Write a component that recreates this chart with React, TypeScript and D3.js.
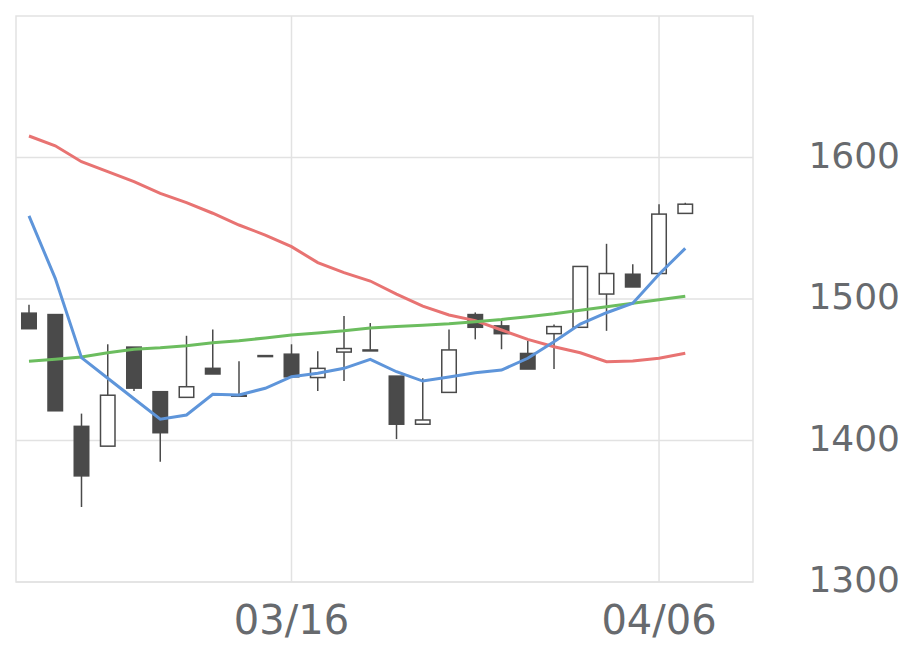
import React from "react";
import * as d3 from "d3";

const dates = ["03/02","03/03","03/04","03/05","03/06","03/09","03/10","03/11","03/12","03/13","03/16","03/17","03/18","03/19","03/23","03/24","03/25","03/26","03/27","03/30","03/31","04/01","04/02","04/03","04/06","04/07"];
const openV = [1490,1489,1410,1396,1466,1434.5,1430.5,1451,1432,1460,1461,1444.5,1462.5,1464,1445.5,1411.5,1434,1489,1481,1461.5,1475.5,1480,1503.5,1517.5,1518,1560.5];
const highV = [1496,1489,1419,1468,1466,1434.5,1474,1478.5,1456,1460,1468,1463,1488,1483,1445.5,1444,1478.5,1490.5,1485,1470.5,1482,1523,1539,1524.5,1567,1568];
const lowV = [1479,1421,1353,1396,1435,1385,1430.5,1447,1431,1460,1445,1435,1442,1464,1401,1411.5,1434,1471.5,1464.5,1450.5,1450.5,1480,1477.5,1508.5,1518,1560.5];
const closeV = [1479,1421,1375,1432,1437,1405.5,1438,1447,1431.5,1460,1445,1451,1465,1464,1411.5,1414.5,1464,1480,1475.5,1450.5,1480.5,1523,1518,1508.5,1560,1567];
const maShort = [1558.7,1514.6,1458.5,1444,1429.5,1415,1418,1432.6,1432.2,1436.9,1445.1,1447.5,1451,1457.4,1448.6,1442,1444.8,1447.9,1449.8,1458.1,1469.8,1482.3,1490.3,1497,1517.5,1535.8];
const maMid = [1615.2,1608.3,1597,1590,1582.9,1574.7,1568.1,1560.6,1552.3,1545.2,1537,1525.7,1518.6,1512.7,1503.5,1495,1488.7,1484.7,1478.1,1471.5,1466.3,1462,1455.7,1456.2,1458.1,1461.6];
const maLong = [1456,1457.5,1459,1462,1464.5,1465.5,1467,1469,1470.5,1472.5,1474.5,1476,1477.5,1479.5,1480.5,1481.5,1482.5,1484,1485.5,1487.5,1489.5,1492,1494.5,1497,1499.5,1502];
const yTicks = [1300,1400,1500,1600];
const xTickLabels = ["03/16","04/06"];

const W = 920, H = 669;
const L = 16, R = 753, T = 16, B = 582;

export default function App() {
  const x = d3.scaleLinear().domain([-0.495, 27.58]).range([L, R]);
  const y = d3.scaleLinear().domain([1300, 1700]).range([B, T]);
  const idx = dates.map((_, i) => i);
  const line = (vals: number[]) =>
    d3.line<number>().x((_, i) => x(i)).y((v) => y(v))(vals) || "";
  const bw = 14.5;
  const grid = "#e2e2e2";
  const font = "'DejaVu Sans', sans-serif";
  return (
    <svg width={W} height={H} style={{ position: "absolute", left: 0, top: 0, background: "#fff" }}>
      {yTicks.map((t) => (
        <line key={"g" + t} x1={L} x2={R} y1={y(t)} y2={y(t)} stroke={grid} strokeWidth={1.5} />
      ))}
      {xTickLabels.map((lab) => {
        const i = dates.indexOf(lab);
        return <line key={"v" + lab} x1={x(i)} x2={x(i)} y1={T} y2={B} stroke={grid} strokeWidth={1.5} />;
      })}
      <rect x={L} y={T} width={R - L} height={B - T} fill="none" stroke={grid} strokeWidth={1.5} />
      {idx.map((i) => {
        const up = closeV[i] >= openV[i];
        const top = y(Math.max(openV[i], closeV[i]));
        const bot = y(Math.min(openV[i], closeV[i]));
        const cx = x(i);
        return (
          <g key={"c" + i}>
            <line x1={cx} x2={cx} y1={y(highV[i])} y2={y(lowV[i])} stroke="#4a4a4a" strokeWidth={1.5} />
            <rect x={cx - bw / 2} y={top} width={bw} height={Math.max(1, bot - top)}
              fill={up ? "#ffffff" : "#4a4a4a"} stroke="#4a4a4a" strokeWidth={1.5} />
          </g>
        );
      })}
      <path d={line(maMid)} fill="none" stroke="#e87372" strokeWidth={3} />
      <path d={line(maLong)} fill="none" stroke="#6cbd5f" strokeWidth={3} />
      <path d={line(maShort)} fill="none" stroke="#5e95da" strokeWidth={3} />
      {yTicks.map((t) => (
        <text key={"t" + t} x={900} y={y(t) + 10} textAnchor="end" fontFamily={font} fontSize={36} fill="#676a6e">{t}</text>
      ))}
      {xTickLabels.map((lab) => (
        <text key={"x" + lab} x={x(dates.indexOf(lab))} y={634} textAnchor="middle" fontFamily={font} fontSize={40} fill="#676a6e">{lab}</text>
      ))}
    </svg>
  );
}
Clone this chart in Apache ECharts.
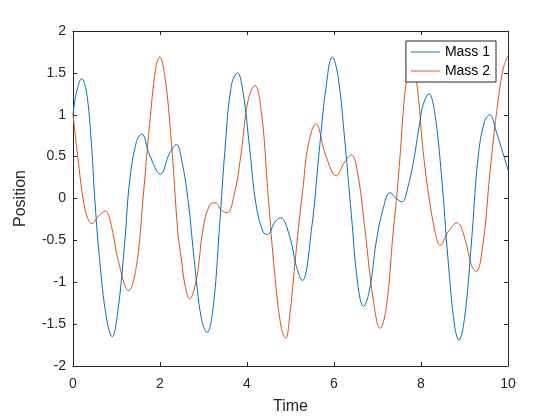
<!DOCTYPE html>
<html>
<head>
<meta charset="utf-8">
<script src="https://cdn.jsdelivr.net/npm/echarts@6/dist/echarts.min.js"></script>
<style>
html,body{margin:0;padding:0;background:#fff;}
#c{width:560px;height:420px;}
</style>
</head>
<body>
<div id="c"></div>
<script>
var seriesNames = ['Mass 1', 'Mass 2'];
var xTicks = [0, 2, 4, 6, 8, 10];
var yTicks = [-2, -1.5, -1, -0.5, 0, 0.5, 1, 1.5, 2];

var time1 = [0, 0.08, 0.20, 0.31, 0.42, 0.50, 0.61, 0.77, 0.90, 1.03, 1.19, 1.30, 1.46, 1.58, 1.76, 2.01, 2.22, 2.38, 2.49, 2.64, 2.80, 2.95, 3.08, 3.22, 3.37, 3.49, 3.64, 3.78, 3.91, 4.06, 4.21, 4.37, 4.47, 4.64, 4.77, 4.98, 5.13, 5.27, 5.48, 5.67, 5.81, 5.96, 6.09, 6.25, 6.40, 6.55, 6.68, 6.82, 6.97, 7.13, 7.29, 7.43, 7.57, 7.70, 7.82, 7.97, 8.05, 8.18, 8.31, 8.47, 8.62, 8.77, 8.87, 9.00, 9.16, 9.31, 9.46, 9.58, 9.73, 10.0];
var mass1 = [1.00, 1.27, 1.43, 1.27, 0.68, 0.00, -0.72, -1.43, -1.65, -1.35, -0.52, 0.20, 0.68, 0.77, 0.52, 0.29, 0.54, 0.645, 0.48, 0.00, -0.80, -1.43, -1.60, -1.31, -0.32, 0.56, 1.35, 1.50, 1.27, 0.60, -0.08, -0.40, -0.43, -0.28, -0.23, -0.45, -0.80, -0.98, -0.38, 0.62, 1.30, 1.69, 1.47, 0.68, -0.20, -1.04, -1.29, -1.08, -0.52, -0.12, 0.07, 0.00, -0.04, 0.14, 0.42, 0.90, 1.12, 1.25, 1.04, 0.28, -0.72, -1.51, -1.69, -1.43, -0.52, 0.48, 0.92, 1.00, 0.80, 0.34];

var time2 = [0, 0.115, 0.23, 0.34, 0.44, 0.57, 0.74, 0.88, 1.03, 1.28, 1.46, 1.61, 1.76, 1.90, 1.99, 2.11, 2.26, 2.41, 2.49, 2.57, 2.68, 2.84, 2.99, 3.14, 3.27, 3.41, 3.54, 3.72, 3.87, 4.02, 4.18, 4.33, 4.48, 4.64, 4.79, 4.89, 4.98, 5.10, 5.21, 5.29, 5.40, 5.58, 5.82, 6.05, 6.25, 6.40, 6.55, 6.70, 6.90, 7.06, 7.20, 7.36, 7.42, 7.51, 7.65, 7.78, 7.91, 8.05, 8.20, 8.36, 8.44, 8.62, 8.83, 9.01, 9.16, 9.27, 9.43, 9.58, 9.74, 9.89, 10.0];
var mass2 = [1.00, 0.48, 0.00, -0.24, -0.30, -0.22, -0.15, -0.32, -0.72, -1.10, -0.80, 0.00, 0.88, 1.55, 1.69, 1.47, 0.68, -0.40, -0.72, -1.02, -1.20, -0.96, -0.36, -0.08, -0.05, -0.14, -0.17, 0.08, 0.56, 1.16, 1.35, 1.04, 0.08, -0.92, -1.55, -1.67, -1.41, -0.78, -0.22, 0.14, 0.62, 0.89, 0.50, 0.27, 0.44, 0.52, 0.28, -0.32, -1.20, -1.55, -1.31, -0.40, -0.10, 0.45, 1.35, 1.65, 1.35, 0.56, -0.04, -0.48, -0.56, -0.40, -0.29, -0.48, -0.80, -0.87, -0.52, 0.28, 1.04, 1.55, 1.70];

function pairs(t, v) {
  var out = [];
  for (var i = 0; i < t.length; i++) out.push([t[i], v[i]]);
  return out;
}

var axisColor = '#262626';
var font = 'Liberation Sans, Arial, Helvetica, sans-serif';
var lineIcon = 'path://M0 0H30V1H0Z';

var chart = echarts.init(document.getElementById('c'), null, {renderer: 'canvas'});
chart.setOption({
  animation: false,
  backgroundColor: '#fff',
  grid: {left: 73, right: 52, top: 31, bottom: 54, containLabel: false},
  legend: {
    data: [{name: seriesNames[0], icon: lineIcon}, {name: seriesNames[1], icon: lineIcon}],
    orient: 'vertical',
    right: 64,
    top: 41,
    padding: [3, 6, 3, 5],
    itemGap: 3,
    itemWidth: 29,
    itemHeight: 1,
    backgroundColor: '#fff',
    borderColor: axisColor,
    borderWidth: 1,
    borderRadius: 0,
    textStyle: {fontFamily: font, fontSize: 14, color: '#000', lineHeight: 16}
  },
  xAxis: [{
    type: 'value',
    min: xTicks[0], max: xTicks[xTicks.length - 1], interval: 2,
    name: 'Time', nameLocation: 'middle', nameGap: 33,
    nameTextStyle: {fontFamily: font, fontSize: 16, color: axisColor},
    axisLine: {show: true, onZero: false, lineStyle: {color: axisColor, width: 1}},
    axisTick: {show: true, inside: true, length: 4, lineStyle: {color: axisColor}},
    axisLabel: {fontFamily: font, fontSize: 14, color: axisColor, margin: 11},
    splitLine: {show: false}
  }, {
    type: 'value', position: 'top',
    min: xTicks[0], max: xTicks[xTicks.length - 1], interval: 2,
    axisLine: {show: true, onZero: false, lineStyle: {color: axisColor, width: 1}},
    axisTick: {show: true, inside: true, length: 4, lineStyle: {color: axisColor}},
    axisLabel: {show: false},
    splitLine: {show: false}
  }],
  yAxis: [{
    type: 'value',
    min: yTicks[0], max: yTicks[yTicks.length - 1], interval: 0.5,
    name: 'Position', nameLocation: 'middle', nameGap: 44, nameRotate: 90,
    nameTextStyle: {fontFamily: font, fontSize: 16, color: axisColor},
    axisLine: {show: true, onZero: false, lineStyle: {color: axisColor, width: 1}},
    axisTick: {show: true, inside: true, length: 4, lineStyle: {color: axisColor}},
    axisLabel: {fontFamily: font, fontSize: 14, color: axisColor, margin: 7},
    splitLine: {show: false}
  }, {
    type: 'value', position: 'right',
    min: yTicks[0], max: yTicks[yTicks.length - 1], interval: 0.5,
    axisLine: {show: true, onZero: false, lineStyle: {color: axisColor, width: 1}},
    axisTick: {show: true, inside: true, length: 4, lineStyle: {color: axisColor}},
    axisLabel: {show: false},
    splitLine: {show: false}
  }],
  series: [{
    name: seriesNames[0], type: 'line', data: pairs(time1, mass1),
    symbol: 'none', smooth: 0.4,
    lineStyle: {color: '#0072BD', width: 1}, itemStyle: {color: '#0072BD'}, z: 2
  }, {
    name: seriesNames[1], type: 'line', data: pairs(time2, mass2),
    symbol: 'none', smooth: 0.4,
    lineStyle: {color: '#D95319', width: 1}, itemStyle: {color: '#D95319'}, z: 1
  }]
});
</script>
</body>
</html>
###
* Exercise details
Without the pictures, please reproduce each line of the listing above exactly, from the first one through the line bearing "import * as".

* Problem solution
Write a component that recreates this chart with React, TypeScript and D3.js.
import React from "react";
import * as d3 from "d3";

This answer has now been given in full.